We are given two important pieces of information:
1. The two numbers "differ by 4". This means that the Greater Number is 4 more than the Lesser Number. We can express this relationship as:
Greater Number = Lesser Number + 4
2. "one-half of the greater exceeds one-sixth of the lesser by 8". This means that if we calculate half of the Greater Number, the result will be 8 more than one-sixth of the Lesser Number.

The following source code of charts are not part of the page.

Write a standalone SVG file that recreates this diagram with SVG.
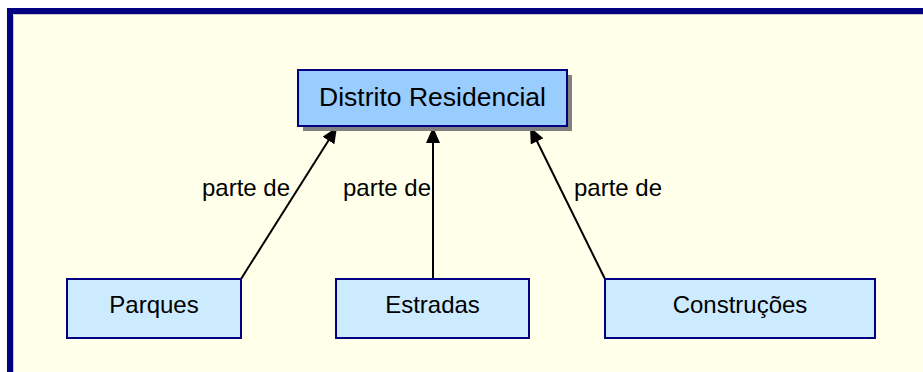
<svg xmlns="http://www.w3.org/2000/svg" width="923" height="372" viewBox="0 0 923 372">
<defs>
<marker id="ah" markerWidth="16" markerHeight="14" refX="16" refY="7" orient="auto" markerUnits="userSpaceOnUse">
<path d="M0,0 L16,7 L0,14 Z" fill="#000"/>
</marker>
<style>
.node{stroke:#000080;stroke-width:2}
.top{fill:#99CCFF}
.bot{fill:#CCEBFF}
.shadow{fill:#808080}
.t{font-family:"Liberation Sans",Arial,sans-serif;fill:#000;text-anchor:middle}
.lbl{font-family:"Liberation Sans",Arial,sans-serif;fill:#000;font-size:24px}
.edge{stroke:#000;stroke-width:2;fill:none;marker-end:url(#ah)}
</style>
</defs>
<rect x="0" y="0" width="923" height="372" fill="#FFFFFF"/>
<rect x="10" y="11" width="930" height="380" fill="#FFFFEA" stroke="#000080" stroke-width="6"/>
<path d="M13.5,372 L13.5,14.5 L923,14.5" stroke="#C8C8C8" stroke-width="1" fill="none"/>
<g id="connectors">
<line class="edge" x1="241" y1="279" x2="337" y2="127"/>
<line class="edge" x1="433" y1="279" x2="433" y2="127"/>
<line class="edge" x1="605" y1="279" x2="530" y2="127"/>
<text class="lbl" x="202" y="196">parte de</text>
<text class="lbl" x="343" y="196">parte de</text>
<text class="lbl" x="574" y="196">parte de</text>
</g>
<g id="distrito">
<rect class="shadow" x="303" y="75" width="269" height="56"/>
<rect class="node top" x="298" y="70" width="269" height="56"/>
<text class="t" x="432.5" y="106" font-size="26.5">Distrito Residencial</text>
</g>
<g id="parques">
<rect class="node bot" x="67" y="279" width="174" height="59"/>
<text class="t" x="154" y="313" font-size="24">Parques</text>
</g>
<g id="estradas">
<rect class="node bot" x="336" y="279" width="193" height="59"/>
<text class="t" x="432.5" y="313" font-size="24">Estradas</text>
</g>
<g id="construcoes">
<rect class="node bot" x="605" y="279" width="270" height="59"/>
<text class="t" x="740" y="313" font-size="24">Construções</text>
</g>
</svg>
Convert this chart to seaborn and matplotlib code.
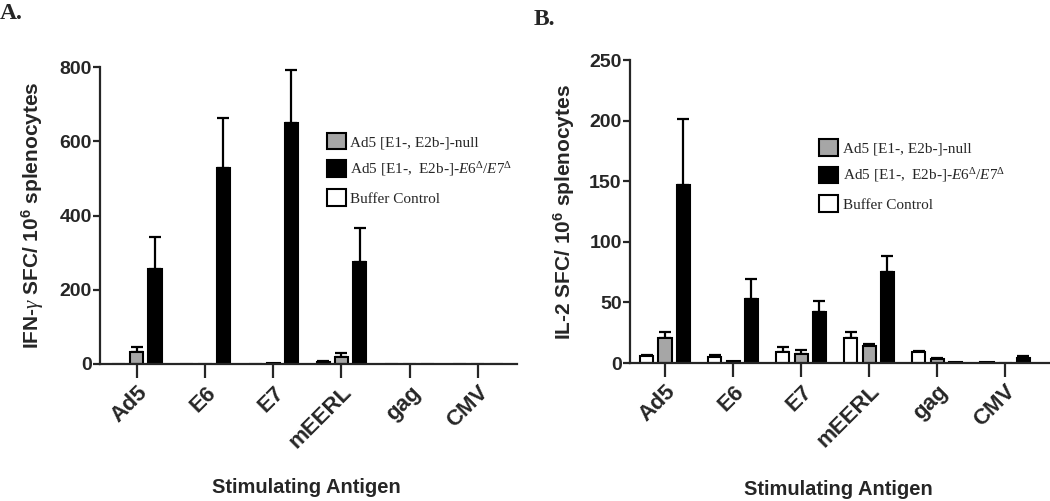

We can write this as:
$$\frac{1}{2} \times \text{Greater Number} = \frac{1}{6} \times \text{Lesser Number} + 8$$

**step2** Representing the Lesser Number using units

To make it easier to work with fractions, especially "one-sixth", we can imagine the Lesser Number as being made up of several equal "units". Since we need to find one-sixth of the Lesser Number, it is convenient to represent the Lesser Number as 6 equal units.
So, let Lesser Number = 6 units.

**step3** Expressing the Greater Number in terms of units

From the first condition, we know that the Greater Number is 4 more than the Lesser Number. Since the Lesser Number is 6 units, we can express the Greater Number as:
Greater Number = 6 units + 4

**step4** Applying the second condition using units

Now, we use the second condition: "one-half of the greater exceeds one-sixth of the lesser by 8". We substitute our expressions for the Lesser Number and Greater Number (in terms of units) into this condition:
$$\frac{1}{2} \times (\text{6 units} + 4) = \frac{1}{6} \times (\text{6 units}) + 8$$
Let's calculate each side of the equation:
- One-half of the Greater Number:
$$\frac{1}{2} \times (\text{6 units} + 4) = \frac{1}{2} \times \text{6 units} + \frac{1}{2} \times 4 = \text{3 units} + 2$$
- One-sixth of the Lesser Number:
$$\frac{1}{6} \times (\text{6 units}) = \text{1 unit}$$
Now, the condition can be rewritten as:
$$\text{3 units} + 2 = \text{1 unit} + 8$$

**step5** Solving for the value of one unit

We have the equation:
$$\text{3 units} + 2 = \text{1 unit} + 8$$
To solve for the value of one unit, we first subtract 1 unit from both sides of the equation:
$$\text{3 units} - \text{1 unit} + 2 = 8$$
$$\text{2 units} + 2 = 8$$
Next, we want to isolate the "2 units" term, so we subtract 2 from both sides of the equation:
$$\text{2 units} = 8 - 2$$
$$\text{2 units} = 6$$
Finally, to find the value of one unit, we divide 6 by 2:
$$\text{1 unit} = 6 \div 2$$
$$\text{1 unit} = 3$$

**step6** Finding the two numbers

Now that we know the value of 1 unit is 3, we can find the actual values of the Lesser Number and the Greater Number.
- Lesser Number = 6 units = $$6 \times 3 = 18$$
- Greater Number = 6 units + 4 = $$18 + 4 = 22$$
So, the two numbers are 18 and 22.

**step7** Verifying the solution

Let's check if our numbers (18 and 22) satisfy both original conditions:
1. Do they differ by 4?
$$22 - 18 = 4$$. Yes, they do.
2. Does one-half of the greater exceed one-sixth of the lesser by 8?
- One-half of the greater number: $$\frac{1}{2} \times 22 = 11$$
- One-sixth of the lesser number: $$\frac{1}{6} \times 18 = 3$$
- Does 11 exceed 3 by 8? $$11 - 3 = 8$$. Yes, it does.
Both conditions are satisfied, confirming that our numbers are correct.